__Your objective__:
Strip the pictures and reproduce the rest of the listing exactly.

--- Start Recorded information ---

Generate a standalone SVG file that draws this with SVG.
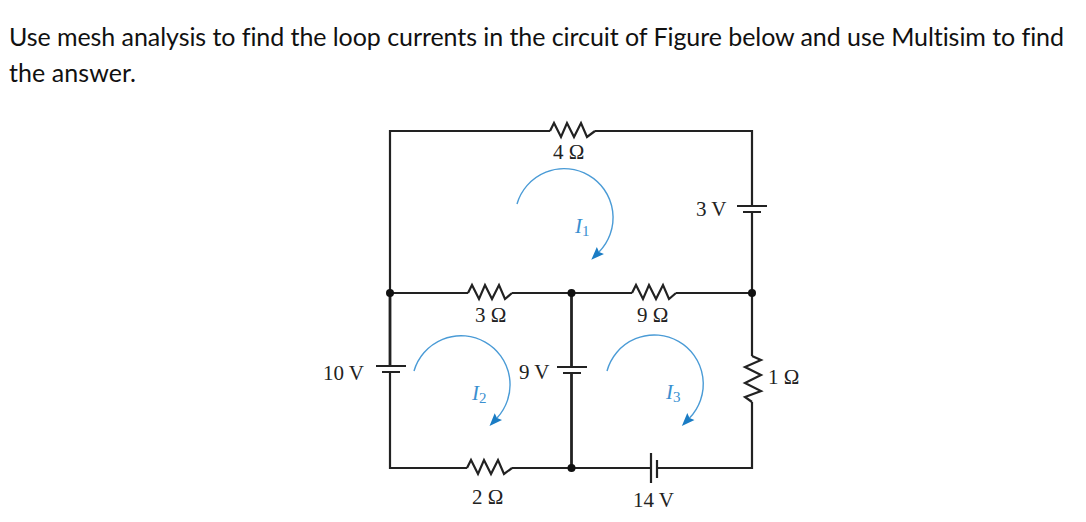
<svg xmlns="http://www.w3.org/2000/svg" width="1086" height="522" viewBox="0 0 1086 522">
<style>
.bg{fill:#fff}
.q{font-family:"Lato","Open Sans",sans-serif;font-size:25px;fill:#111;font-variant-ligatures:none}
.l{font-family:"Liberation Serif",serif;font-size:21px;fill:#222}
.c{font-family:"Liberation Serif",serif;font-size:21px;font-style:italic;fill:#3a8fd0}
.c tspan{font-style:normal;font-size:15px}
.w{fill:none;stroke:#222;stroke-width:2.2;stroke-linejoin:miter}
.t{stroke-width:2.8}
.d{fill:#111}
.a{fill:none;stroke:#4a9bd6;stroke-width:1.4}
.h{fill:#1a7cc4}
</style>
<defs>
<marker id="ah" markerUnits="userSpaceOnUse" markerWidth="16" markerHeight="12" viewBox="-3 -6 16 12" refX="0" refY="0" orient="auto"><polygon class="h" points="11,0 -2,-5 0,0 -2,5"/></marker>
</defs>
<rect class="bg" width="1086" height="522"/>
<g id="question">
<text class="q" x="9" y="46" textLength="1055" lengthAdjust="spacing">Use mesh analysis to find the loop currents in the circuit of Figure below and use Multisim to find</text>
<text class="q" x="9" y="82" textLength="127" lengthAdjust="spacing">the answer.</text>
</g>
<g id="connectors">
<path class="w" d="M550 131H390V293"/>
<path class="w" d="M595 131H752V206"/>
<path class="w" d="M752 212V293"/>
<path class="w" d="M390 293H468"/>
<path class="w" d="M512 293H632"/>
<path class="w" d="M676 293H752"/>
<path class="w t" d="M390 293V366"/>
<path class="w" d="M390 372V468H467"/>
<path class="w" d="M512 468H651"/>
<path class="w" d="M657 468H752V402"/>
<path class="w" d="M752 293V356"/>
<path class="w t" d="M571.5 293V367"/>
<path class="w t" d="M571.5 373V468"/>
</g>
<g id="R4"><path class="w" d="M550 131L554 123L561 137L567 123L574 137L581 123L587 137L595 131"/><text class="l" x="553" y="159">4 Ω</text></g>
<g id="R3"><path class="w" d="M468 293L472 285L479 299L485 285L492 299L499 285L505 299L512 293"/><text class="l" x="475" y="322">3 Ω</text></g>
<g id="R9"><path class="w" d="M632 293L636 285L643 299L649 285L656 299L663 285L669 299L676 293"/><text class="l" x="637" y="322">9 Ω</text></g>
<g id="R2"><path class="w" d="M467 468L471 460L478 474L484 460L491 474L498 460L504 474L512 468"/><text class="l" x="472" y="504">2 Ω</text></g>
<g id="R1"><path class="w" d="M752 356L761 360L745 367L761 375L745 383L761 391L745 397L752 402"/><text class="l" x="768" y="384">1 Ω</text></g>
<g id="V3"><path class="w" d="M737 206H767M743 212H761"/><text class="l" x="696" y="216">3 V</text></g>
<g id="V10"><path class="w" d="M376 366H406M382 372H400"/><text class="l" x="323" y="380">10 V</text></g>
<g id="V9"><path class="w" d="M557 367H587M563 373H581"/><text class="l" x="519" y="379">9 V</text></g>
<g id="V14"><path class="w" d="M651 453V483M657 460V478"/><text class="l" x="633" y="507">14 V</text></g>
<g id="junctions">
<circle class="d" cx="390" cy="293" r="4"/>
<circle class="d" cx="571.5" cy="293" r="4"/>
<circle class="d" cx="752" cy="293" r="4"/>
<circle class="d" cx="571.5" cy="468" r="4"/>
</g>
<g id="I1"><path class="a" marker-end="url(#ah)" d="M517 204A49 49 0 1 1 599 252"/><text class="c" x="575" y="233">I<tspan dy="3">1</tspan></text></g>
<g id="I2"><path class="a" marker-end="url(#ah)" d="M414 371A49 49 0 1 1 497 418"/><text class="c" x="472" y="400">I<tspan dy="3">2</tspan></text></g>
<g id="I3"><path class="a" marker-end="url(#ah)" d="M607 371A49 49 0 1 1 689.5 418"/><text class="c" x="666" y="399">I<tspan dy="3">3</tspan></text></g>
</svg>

--- End Recorded information ---

__Result of the exercise__:
Generate a standalone SVG file that draws this with SVG.
<svg xmlns="http://www.w3.org/2000/svg" width="1086" height="522" viewBox="0 0 1086 522">
<style>
.bg{fill:#fff}
.q{font-family:"Lato","Open Sans",sans-serif;font-size:25px;fill:#111;font-variant-ligatures:none}
.l{font-family:"Liberation Serif",serif;font-size:21px;fill:#222}
.c{font-family:"Liberation Serif",serif;font-size:21px;font-style:italic;fill:#3a8fd0}
.c tspan{font-style:normal;font-size:15px}
.w{fill:none;stroke:#222;stroke-width:2.2;stroke-linejoin:miter}
.t{stroke-width:2.8}
.d{fill:#111}
.a{fill:none;stroke:#4a9bd6;stroke-width:1.4}
.h{fill:#1a7cc4}
</style>
<defs>
<marker id="ah" markerUnits="userSpaceOnUse" markerWidth="16" markerHeight="12" viewBox="-3 -6 16 12" refX="0" refY="0" orient="auto"><polygon class="h" points="11,0 -2,-5 0,0 -2,5"/></marker>
</defs>
<rect class="bg" width="1086" height="522"/>
<g id="question">
<text class="q" x="9" y="46" textLength="1055" lengthAdjust="spacing">Use mesh analysis to find the loop currents in the circuit of Figure below and use Multisim to find</text>
<text class="q" x="9" y="82" textLength="127" lengthAdjust="spacing">the answer.</text>
</g>
<g id="connectors">
<path class="w" d="M550 131H390V293"/>
<path class="w" d="M595 131H752V206"/>
<path class="w" d="M752 212V293"/>
<path class="w" d="M390 293H468"/>
<path class="w" d="M512 293H632"/>
<path class="w" d="M676 293H752"/>
<path class="w t" d="M390 293V366"/>
<path class="w" d="M390 372V468H467"/>
<path class="w" d="M512 468H651"/>
<path class="w" d="M657 468H752V402"/>
<path class="w" d="M752 293V356"/>
<path class="w t" d="M571.5 293V367"/>
<path class="w t" d="M571.5 373V468"/>
</g>
<g id="R4"><path class="w" d="M550 131L554 123L561 137L567 123L574 137L581 123L587 137L595 131"/><text class="l" x="553" y="159">4 Ω</text></g>
<g id="R3"><path class="w" d="M468 293L472 285L479 299L485 285L492 299L499 285L505 299L512 293"/><text class="l" x="475" y="322">3 Ω</text></g>
<g id="R9"><path class="w" d="M632 293L636 285L643 299L649 285L656 299L663 285L669 299L676 293"/><text class="l" x="637" y="322">9 Ω</text></g>
<g id="R2"><path class="w" d="M467 468L471 460L478 474L484 460L491 474L498 460L504 474L512 468"/><text class="l" x="472" y="504">2 Ω</text></g>
<g id="R1"><path class="w" d="M752 356L761 360L745 367L761 375L745 383L761 391L745 397L752 402"/><text class="l" x="768" y="384">1 Ω</text></g>
<g id="V3"><path class="w" d="M737 206H767M743 212H761"/><text class="l" x="696" y="216">3 V</text></g>
<g id="V10"><path class="w" d="M376 366H406M382 372H400"/><text class="l" x="323" y="380">10 V</text></g>
<g id="V9"><path class="w" d="M557 367H587M563 373H581"/><text class="l" x="519" y="379">9 V</text></g>
<g id="V14"><path class="w" d="M651 453V483M657 460V478"/><text class="l" x="633" y="507">14 V</text></g>
<g id="junctions">
<circle class="d" cx="390" cy="293" r="4"/>
<circle class="d" cx="571.5" cy="293" r="4"/>
<circle class="d" cx="752" cy="293" r="4"/>
<circle class="d" cx="571.5" cy="468" r="4"/>
</g>
<g id="I1"><path class="a" marker-end="url(#ah)" d="M517 204A49 49 0 1 1 599 252"/><text class="c" x="575" y="233">I<tspan dy="3">1</tspan></text></g>
<g id="I2"><path class="a" marker-end="url(#ah)" d="M414 371A49 49 0 1 1 497 418"/><text class="c" x="472" y="400">I<tspan dy="3">2</tspan></text></g>
<g id="I3"><path class="a" marker-end="url(#ah)" d="M607 371A49 49 0 1 1 689.5 418"/><text class="c" x="666" y="399">I<tspan dy="3">3</tspan></text></g>
</svg>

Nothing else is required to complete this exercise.